When to Begin Curriculum Review
Each School will review its undergraduate programmes in the light of the Curriculum Framework over a 3 year period from 2016-17 to 2018-19. The Curriculum Framework will also be used to inform the development of any undergraduate and postgraduate programmes in new areas.
There is no obvious ideal time to start the review process, and as leaders of the review you need to be realistic about the timescales in relation to specific demands on your own and your colleagues' time. Some things to consider in thinking about the timing for your own review are as follows:
Clarity on the scale of change may not become clear until the review is underway.
Curriculum review is very open-ended as you don't know what enhancements you need to make or how you will make them at the outset. This means that the timescale is unknown. Meaningful curriculum review and enhancement takes time. It may be realistic to allow up to 12 months for the review prior to implementation.

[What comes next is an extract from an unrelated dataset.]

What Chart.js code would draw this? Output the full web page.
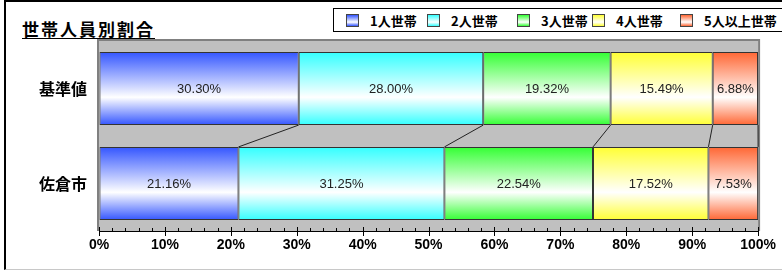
<!DOCTYPE html>
<html>
<head>
<meta charset="utf-8">
<script src="https://cdn.jsdelivr.net/npm/chart.js@4/dist/chart.umd.min.js"></script>
<style>
  body { margin: 0; width: 782px; height: 271px; overflow: hidden; background: #fff; position: relative; }
  #frame { position: absolute; left: 4px; top: 0; width: 820px; height: 267px; border-left: 2px solid #000; border-top: 2px solid #000; border-bottom: 1px solid #c8c8c8; }
  #title { position: absolute; left: 22px; top: 16px; font: bold 17px "Noto Sans CJK JP", sans-serif; letter-spacing: 2px; text-decoration: underline; text-underline-offset: 2px; color: #000; }
  #legend { position: absolute; left: 333px; top: 8px; width: 470px; height: 22px; border: 1px solid #000; }
  .item { position: absolute; top: 0; height: 22px; display: flex; align-items: center; font: bold 13px "Noto Sans CJK JP", sans-serif; color: #000; }
  .sw { width: 11px; height: 11px; border: 1px solid #444; margin-right: 11px; }
  canvas { position: absolute; left: 0; top: 0; }
</style>
</head>
<body>
<div id="frame"></div>
<div id="title">世帯人員別割合</div>
<div id="legend"></div>
<canvas id="chart" width="782" height="271"></canvas>
<script>
// data
const categories = ["基準値", "佐倉市"];
const seriesNames = ["1人世帯", "2人世帯", "3人世帯", "4人世帯", "5人以上世帯"];
const oneP = [30.30, 21.16];
const twoP = [28.00, 31.25];
const threeP = [19.32, 22.54];
const fourP = [15.49, 17.52];
const fiveP = [6.88, 7.53];
const xTicks = [0, 10, 20, 30, 40, 50, 60, 70, 80, 90, 100];

const colors = ["#3355ff", "#33ffff", "#33ff33", "#ffff33", "#ff6633"];
const values = [oneP, twoP, threeP, fourP, fiveP];
const catPct = 0.77;

// legend (html)
let legend = document.getElementById("legend");
let legendX = [12, 93, 183, 258, 346];
seriesNames.forEach((name, i) => {
  let it = document.createElement("div");
  it.className = "item";
  it.style.left = legendX[i] + "px";
  it.innerHTML = `<div class="sw" style="background:linear-gradient(to bottom, ${colors[i]} 0%, #fff 65%, ${colors[i]} 100%)"></div>${name}`;
  legend.appendChild(it);
});

function barGradient(color) {
  return (ctx) => {
    let chart = ctx.chart;
    let y = chart.scales.y;
    if (!y || !chart.chartArea || ctx.dataIndex === undefined) return color;
    let center = y.getPixelForValue(ctx.dataIndex);
    let step = Math.abs(y.getPixelForValue(1) - y.getPixelForValue(0));
    let h = step * catPct;
    let g = chart.ctx.createLinearGradient(0, center - h / 2, 0, center + h / 2);
    g.addColorStop(0, color);
    g.addColorStop(0.62, "#ffffff");
    g.addColorStop(1, color);
    return g;
  };
}

const plotDeco = {
  id: "plotDeco",
  beforeDatasetsDraw(chart) {
    let { ctx, chartArea: a } = chart;
    ctx.save();
    ctx.fillStyle = "#c0c0c0";
    ctx.fillRect(a.left, a.top, a.right - a.left, a.bottom - a.top);
    ctx.strokeStyle = "#808080";
    ctx.lineWidth = 2;
    ctx.beginPath();
    ctx.moveTo(a.left - 1, a.bottom);
    ctx.lineTo(a.left - 1, a.top - 1);
    ctx.lineTo(a.right + 1, a.top - 1);
    ctx.lineTo(a.right + 1, a.bottom);
    ctx.stroke();
    ctx.restore();
  },
  afterDatasetsDraw(chart) {
    let { ctx, chartArea: a } = chart;
    let x = chart.scales.x;
    ctx.save();
    // series lines
    ctx.strokeStyle = "#222";
    ctx.lineWidth = 1;
    chart.data.datasets.forEach((ds, i) => {
      let meta = chart.getDatasetMeta(i);
      let top = meta.data[0].getProps(["x", "y", "height"], true);
      let bot = meta.data[1].getProps(["x", "y", "height"], true);
      ctx.beginPath();
      ctx.moveTo(top.x, top.y + top.height / 2);
      ctx.lineTo(bot.x, bot.y - bot.height / 2);
      ctx.stroke();
    });
    // value labels
    ctx.fillStyle = "#222";
    ctx.font = "13px 'Liberation Sans', Arial, sans-serif";
    ctx.textAlign = "center";
    ctx.textBaseline = "middle";
    chart.data.datasets.forEach((ds, i) => {
      let meta = chart.getDatasetMeta(i);
      meta.data.forEach((el, j) => {
        let p = el.getProps(["x", "y", "base"], true);
        ctx.fillText(ds.data[j].toFixed(2) + "%", (p.x + p.base) / 2, p.y + 1);
      });
    });
    // inward ticks
    ctx.strokeStyle = "#000";
    for (let v = 0; v <= 100; v += 2) {
      let px = Math.round(x.getPixelForValue(v)) + 0.5;
      let major = v % 10 === 0;
      ctx.beginPath();
      ctx.moveTo(px, a.bottom - (major ? 4 : 3));
      ctx.lineTo(px, a.bottom + (major ? 5 : 0));
      ctx.stroke();
    }
    ctx.restore();
  },
};

const ctx = document.getElementById("chart");
const myChart = new Chart(ctx, {
  type: "bar",
  data: {
    labels: categories,
    datasets: seriesNames.map((name, i) => ({
      label: name,
      data: values[i],
      backgroundColor: barGradient(colors[i]),
      borderColor: "#333",
      borderWidth: 1,
      borderSkipped: false,
      barPercentage: 1,
      categoryPercentage: catPct,
    })),
  },
  options: {
    indexAxis: "y",
    responsive: false,
    devicePixelRatio: 1,
    animation: false,
    layout: { padding: { left: 0, right: 19, top: 41, bottom: 0 } },
    plugins: { legend: { display: false }, title: { display: false }, tooltip: { enabled: false } },
    scales: {
      x: {
        stacked: true,
        min: 0,
        max: 100,
        afterBuildTicks: (s) => { s.ticks = xTicks.map((v) => ({ value: v })); },
        afterFit: (s) => { s.height = 40; },
        grid: { drawOnChartArea: false, drawTicks: false },
        border: { display: true, color: "#000", width: 1 },
        ticks: {
          callback: (v) => v + "%",
          padding: 6,
          maxRotation: 0,
          autoSkip: false,
          color: "#000",
          font: { family: "'Liberation Sans Narrow', 'Liberation Sans', Arial", weight: "bold", size: 14 },
        },
      },
      y: {
        stacked: true,
        afterFit: (s) => { s.width = 99; },
        grid: { display: false },
        border: { display: false },
        ticks: {
          padding: 4,
          color: "#000",
          font: { family: "'Noto Sans CJK JP', sans-serif", weight: "bold", size: 16 },
        },
      },
    },
  },
  plugins: [plotDeco],
});
</script>
</body>
</html>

The implementation phase can also vary in length, depending on whether you adopt a 'big bang' approach or a phased roll-out over time. A 'big bang' approach where the curriculum is changed for all cohorts concurrently involves a lot more work in a short space of time and is potentially risky with regard to student contracts. A more incremental approach has the advantage of giving staff more time to prepare. When running parallel programmes, it is important to manage student expectations so that continuing students do not feel their programme is second-rate. Student engagement in agreeing the approach to implementation is strongly recommended (Pegg, 2014), and vital if adopting a 'big bang' approach.
Preparedness of staff to embark on curriculum review and enhancement
Staff development and training needs will need to be identified and built into the plan for the review. For example, Curriculum Framework Leads and Programme Directors may require an introduction to project management and learning change at an early stage of the review process to develop their confidence, skills and attributes to lead the review. In order to successfully embed changes into the culture of the School, Department or programme, the training and development needs of all staff required to implement changes must also be carefully planned.

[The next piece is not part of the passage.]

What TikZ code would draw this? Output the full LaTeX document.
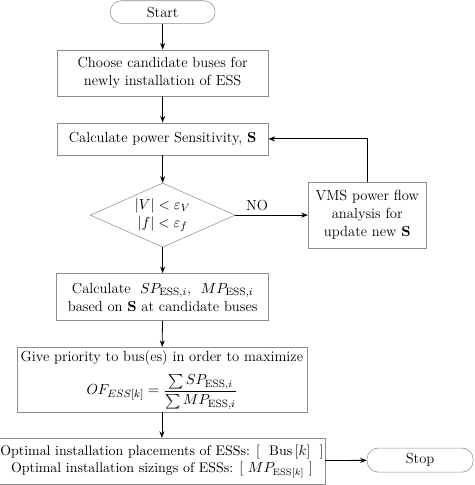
\documentclass[tikz,border=0pt]{standalone}
\usepackage{amsmath}
\usepackage{tikz}
\usetikzlibrary{arrows.meta,positioning,shapes.geometric}
\definecolor{Frame}{HTML}{8C8C8C}

\begin{document}
\begin{tikzpicture}[font=\fontsize{11pt}{13.5pt}\selectfont,>={Stealth[length=5pt]},
    proc/.style={draw=Frame,align=center,inner sep=1pt},
    term/.style={draw=Frame,rounded corners=3mm,minimum width=2.78cm,minimum height=.6cm},
    flow/.style={semithick,->}]
        \useasboundingbox (0,0) rectangle (12.56,-12.85);
        \node[term] (start) at (4.31,-.32) {Start};
        \node[proc,minimum width=5.59cm,minimum height=1.22cm] (cand) at (4.31,-1.93) {Choose candidate buses for\\newly installation of ESS};
        \node[proc,minimum width=5.59cm,minimum height=.85cm] (sens) at (4.31,-3.68) {Calculate power Sensitivity, $\mathbf{S}$};
        \node[draw=Frame,diamond,aspect=2.27,inner sep=0pt,minimum width=3.84cm,minimum height=1.7cm,align=center] (chk) at (4.31,-5.7) {$\left|V\right| < \varepsilon_V$\\$\left|f\right| < \varepsilon_f$};
        \node[proc,minimum width=3.13cm,minimum height=1.75cm] (vms) at (9.73,-5.7) {VMS power flow\\analysis for\\update new $\mathbf{S}$};
        \node[proc,minimum width=5.62cm,minimum height=1.25cm] (spmp) at (4.31,-7.87) {Calculate \ $SP_{\mathrm{ESS},i}$, \ $MP_{\mathrm{ESS},i}$\\based on $\mathbf{S}$ at candidate buses};
        \node[proc,minimum width=7.69cm,minimum height=1.72cm] (prio) at (4.29,-10.06) {Give priority to bus(es) in order to maximize\\[6pt]$OF_{ESS[k]} = \dfrac{\sum SP_{\mathrm{ESS},i}}{\sum MP_{\mathrm{ESS},i}}$};
        \node[proc,minimum width=8.59cm,minimum height=1.22cm,font=\fontsize{10.5pt}{13pt}\selectfont] (res) at (4.29,-12.22) {Optimal installation placements of ESSs: [ \ Bus\,[$k$] \ ]\\Optimal installation sizings of ESSs: [ $MP_{\mathrm{ESS}[k]}$ ]};
        \node[term,minimum width=2.81cm,minimum height=.64cm] (stop) at (11.13,-12.19) {Stop};
        % main column
        \draw[flow] (start)--(cand);\draw[flow] (cand)--(sens);\draw[flow] (sens)--(chk);
        \draw[flow] (chk)--(spmp);\draw[flow] (spmp)--(prio);\draw[flow] (prio)--(res);
        \draw[flow] (res)--(stop);
        % update loop
        \draw[flow] (chk.east)--node[above,pos=.3]{NO}(vms.west);
        \draw[flow] (vms.north)|-(sens.east);
      \end{tikzpicture}
\end{document}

On-going quality assurance processes
It may be helpful if the review process could be timed so that it could usefully inform any imminent internal or external quality assurance processes, such as Periodic Review or accreditation. Programme teams will also need to be mindful of the University's T & L Operational timeline (which can be downloaded here) with respect to any changes to be made.
This is likely to be difficult at particular pinch-points during the academic year, including exam and vacation periods.
Local or organisational change
The higher education landscape is changing rapidly, and the number, scope and pace of change initiatives at University and local level will impact on the capacity for change.
Pegg, A., (2014) "We Think That's the Future": Curriculum Reform Initiatives in Higher Education. York: Higher Education Academy.